Thursday, May 7, 2015

Pakistan - Plight of the labour force

May 1 is celebrated as International Workers’ Day but, in Pakistan, it generally passes without highlighting labour related issues. In recent past, no government has ever come up with a serious policy to address concerns of the workers and their plight remains beyond description.
Article 11 of the Constitution prohibits all forms of slavery, forced labour and child labour. Article 37(e) makes provision for securing just and humane conditions of work, ensuring that children and women are not employed in vocations unsuited to their age or sex, and for maternity benefits for women in employment.
The total labour force in Pakistan is estimated to be over 45 million. Of all labour issues, the informal economy, child labour and absence of social safety net are the most serious concerns.
The ‘informal economy’ refers to modes of production and enterprises that range from small-scale production units, home-based work in production chains, and self-run micro-enterprises to bare-minimum economic survival activities such as street vending, rag-picking and domestic work. Thus the informal sector includes street vendors, shoeshine boys, rickshaw pullers, garbage collectors, home-based garment workers and home-based electronic workers. Of the total labour force in Pakistan, 65.8 per cent are employed in the informal sector compared to 34.2 per cent in the formal sector. Of these, 57 per cent are employees and unpaid family helpers, while 42.2 per cent are self-employed in the informal sector. By virtue of being part of the “informal” economy, a vast majority of workers are excluded from legal and social protection and from the scope of labour laws.
Pakistan is still among the top ten countries with the child labour issues. Although the country has had Child Protection Departments and Bureaus since 2004, the departments have done little in containing the rapid growth of the menace of child labour. Poverty and inflation have played a lethal role in the seemingly uncontrollable increase in child labour in Pakistan. Pakistan has ratified International Labour Organisation’s (ILO) convention against child labor and is obligated to take practical and effective measures to eradicate child Labor.
In 2010, the Federal Bureau of Statistics (FBS) findings revealed that 3.8 million children between the age group of 5-14 years are working in Pakistan out of a total of 40 million children in this age group. Many independent organisations have estimated that this figure could be anywhere from 8 to 19 million. Approximately one quarter of the children in the carpet industry are girls, and due to a prevailing view that girls have less worth than boys, many are sexually abused. The most common ailments suffered by working children in the carpet industry are back pain, poor eyesight and respiratory disorders.
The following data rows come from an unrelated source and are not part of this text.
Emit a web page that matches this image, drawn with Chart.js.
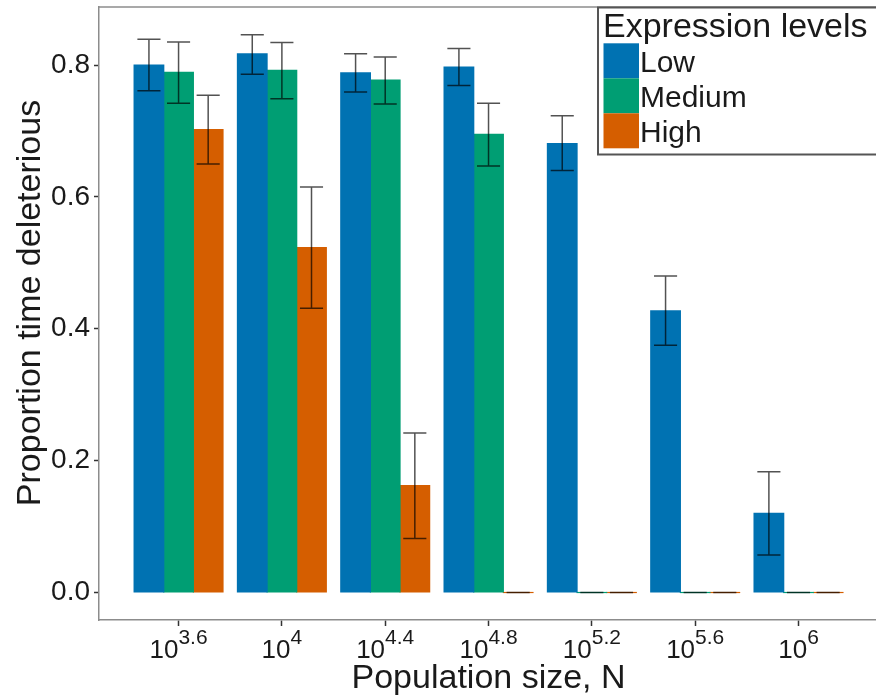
<!DOCTYPE html>
<html>
<head>
<meta charset="utf-8">
<script src="https://cdn.jsdelivr.net/npm/chart.js@4.4.1/dist/chart.umd.min.js"></script>
<style>
  html, body { margin: 0; padding: 0; background: #fff; }
  canvas { display: block; }
</style>
</head>
<body>
<canvas id="chart" width="876" height="696"></canvas>
<script>
// x categories: population size N = 10^exponent
const exponents = ['3.6', '4', '4.4', '4.8', '5.2', '5.6', '6'];
const levelNames = ['Low', 'Medium', 'High'];
const levelColors = ['#0072B2', '#009E73', '#D55E00'];

// proportion of time deleterious, with error bar limits
const lowMean  = [0.800, 0.817, 0.788, 0.797, 0.681, 0.427, 0.120];
const lowLower = [0.761, 0.786, 0.759, 0.769, 0.640, 0.375, 0.057];
const lowUpper = [0.839, 0.846, 0.817, 0.825, 0.723, 0.480, 0.183];

const mediumMean  = [0.789, 0.792, 0.777, 0.695, 0, 0, 0];
const mediumLower = [0.742, 0.749, 0.741, 0.647, 0, 0, 0];
const mediumUpper = [0.835, 0.834, 0.812, 0.742, 0, 0, 0];

const highMean  = [0.702, 0.523, 0.162, 0, 0, 0, 0];
const highLower = [0.650, 0.431, 0.082, 0, 0, 0, 0];
const highUpper = [0.754, 0.615, 0.242, 0, 0, 0, 0];

const yTicks = [0, 0.2, 0.4, 0.6, 0.8];

const FONT = "'Liberation Sans', Arial, sans-serif";
const TEXT = '#1a1a1a';

function toPoints(values) {
    return values.map((v, i) => ({ x: i, y: v }));
}

const means = [lowMean, mediumMean, highMean];
const lowers = [lowLower, mediumLower, highLower];
const uppers = [lowUpper, mediumUpper, highUpper];

const datasets = levelNames.map((name, k) => ({
    label: name,
    data: toPoints(means[k]),
    lower: lowers[k],
    upper: uppers[k],
    backgroundColor: levelColors[k],
    borderWidth: 0,
    inflateAmount: 0.6,
    categoryPercentage: 0.86,
    barPercentage: 1.0
}));

// error bars, panel border, superscript ticks, titles and legend
const decorations = {
    id: 'decorations',
    afterDatasetsDraw(chart) {
        const ctx = chart.ctx;
        const y = chart.scales.y;
        ctx.save();
        ctx.strokeStyle = 'rgba(0,0,0,0.68)';
        ctx.lineWidth = 1.5;
        chart.data.datasets.forEach((ds, i) => {
            chart.getDatasetMeta(i).data.forEach((bar, j) => {
                const lo = y.getPixelForValue(ds.lower[j]);
                const hi = y.getPixelForValue(ds.upper[j]);
                const half = bar.width * 0.39;
                ctx.beginPath();
                ctx.moveTo(bar.x, lo); ctx.lineTo(bar.x, hi);
                ctx.moveTo(bar.x - half, lo); ctx.lineTo(bar.x + half, lo);
                ctx.moveTo(bar.x - half, hi); ctx.lineTo(bar.x + half, hi);
                ctx.stroke();
            });
        });
        ctx.restore();
    },
    afterDraw(chart) {
        const ctx = chart.ctx;
        const area = chart.chartArea;
        const xs = chart.scales.x;
        ctx.save();

        // top border of the panel
        ctx.strokeStyle = '#8c8c8c';
        ctx.lineWidth = 1.5;
        ctx.beginPath();
        ctx.moveTo(area.left, area.top);
        ctx.lineTo(area.right, area.top);
        ctx.stroke();

        // x tick labels as 10^exp
        ctx.fillStyle = TEXT;
        ctx.textAlign = 'left';
        ctx.textBaseline = 'alphabetic';
        exponents.forEach((e, i) => {
            const px = xs.getPixelForValue(i);
            ctx.font = `26px ${FONT}`;
            const wBase = ctx.measureText('10').width;
            ctx.font = `21px ${FONT}`;
            const wExp = ctx.measureText(e).width;
            const start = px - (wBase + wExp) / 2;
            ctx.font = `26px ${FONT}`;
            ctx.fillText('10', start, area.bottom + 38);
            ctx.font = `21px ${FONT}`;
            ctx.fillText(e, start + wBase, area.bottom + 24);
        });

        // axis titles
        ctx.font = `34px ${FONT}`;
        ctx.textAlign = 'center';
        ctx.fillText('Population size, N', xs.getPixelForValue(3), 688);
        ctx.translate(40, 303);
        ctx.rotate(-Math.PI / 2);
        ctx.fillText('Proportion time deleterious', 0, 0);
        ctx.setTransform(1, 0, 0, 1, 0, 0);

        // legend box
        const lx = 598, ly = 7.5;
        ctx.fillStyle = '#fff';
        ctx.fillRect(lx, ly, 300, 147);
        ctx.strokeStyle = '#555';
        ctx.lineWidth = 2;
        ctx.strokeRect(lx, ly, 300, 147);
        ctx.fillStyle = TEXT;
        ctx.textAlign = 'left';
        ctx.font = `34px ${FONT}`;
        ctx.fillText('Expression levels', 603, 37);
        ctx.font = `30px ${FONT}`;
        chart.data.datasets.forEach((ds, k) => {
            const top = 43.3 + k * 35;
            ctx.fillStyle = ds.backgroundColor;
            ctx.fillRect(603.5, top, 35.5, 35);
            ctx.fillStyle = TEXT;
            ctx.fillText(ds.label, 640, top + 28.4);
        });
        ctx.restore();
    }
};

new Chart(document.getElementById('chart'), {
    type: 'bar',
    data: { datasets },
    plugins: [decorations],
    options: {
        responsive: false,
        devicePixelRatio: 1,
        animation: false,
        layout: { padding: { top: 7, left: 0, right: 0, bottom: 0 } },
        plugins: {
            legend: { display: false },
            tooltip: { enabled: false }
        },
        scales: {
            x: {
                type: 'linear',
                min: -0.77,
                max: 6.75,
                offset: false,
                afterBuildTicks: s => { s.ticks = exponents.map((_, i) => ({ value: i })); },
                afterFit: s => { s.height = 76; s.paddingLeft = 0; s.paddingRight = 0; },
                ticks: { callback: () => '' },
                grid: {
                    display: true, offset: false, drawOnChartArea: false, drawTicks: true,
                    tickLength: 6, tickColor: '#333', tickWidth: 1.5
                },
                border: { display: true, color: '#8c8c8c', width: 1.5 }
            },
            y: {
                min: -0.0417,
                max: 0.888,
                afterBuildTicks: s => { s.ticks = yTicks.map(v => ({ value: v })); },
                afterFit: s => { s.width = 99; s.paddingTop = 0; s.paddingBottom = 0; },
                ticks: {
                    font: { size: 28, family: FONT },
                    color: TEXT,
                    padding: 4,
                    callback: v => Number(v).toFixed(1)
                },
                grid: {
                    display: true, drawOnChartArea: false, drawTicks: true,
                    tickLength: 5, tickColor: '#333', tickWidth: 1.5
                },
                border: { display: true, color: '#8c8c8c', width: 1.5 }
            }
        }
    }
});
</script>
</body>
</html>
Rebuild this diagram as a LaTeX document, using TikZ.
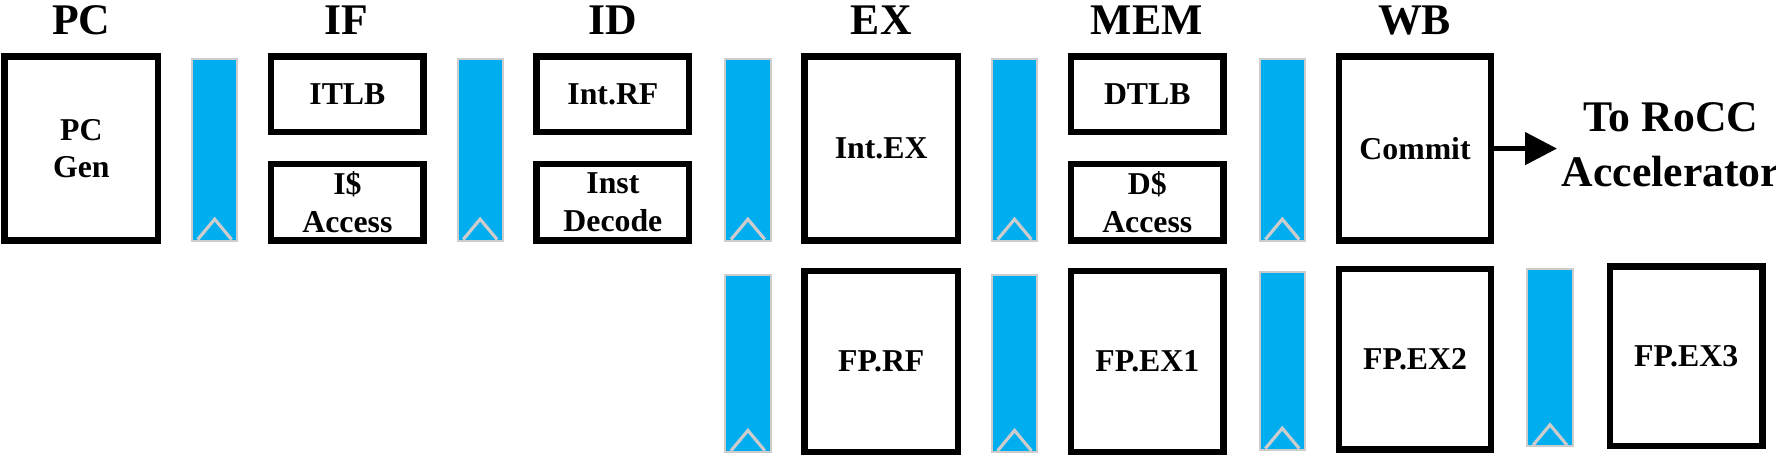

Another industry in which many children are involved is the surgical tool industry. In Sialkot city, at least 5800 children are working 8 to 10 hours day and 6 days each week. The main reason why children are used in this industry is because the work requires very quick hands. The children experience many terrible things in this industry including burns, respiratory illness and carpal tunnel syndrome. 95 percent of the children report bad sleep and 40 percent experience physical punishment at work. This is a horrible state of affairs, especially given the fact that children represent 30 percent of the workers in the surgical tools industry.
The country’s existing labour code - comprising well over a hundred Ordinances, Acts, Rules, Regulations and Statutes related to industrial and commercial establishments, spanning over a century - is beset with a number of problems. Most of the legislative pieces are not in tune with changing realities and the existing conditions on the ground. For instance, we have yet to include informal sector casual employees in the ambit of labour laws despite the fact that more and more people have started entering the informal sector.
There exist wide discrepancies between the national legislation and the provisions of ILO Conventions on freedom of association and collective bargaining. The labour legislation must be harmonised with international laws in consultation with all relevant stakeholders.
Adequate access to healthcare, education, skill development and safety at the work place are significant components of a dynamic social protection system. In Pakistan, the State has failed to evolve a comprehensive social protection system, while economic transformation in the last two decades has eroded traditional, indigenous community support systems that took care of periodic, or life-long, social and economic insecurities of individuals in the past. The existing social security institutions, both in the formal sector (i.e. EOBI, Social Security Institutions, Workers’ Welfare Fund and other schemes) and in the informal sector (i.e., Zakat system, Baitul Maal), are afflicted with poor governance.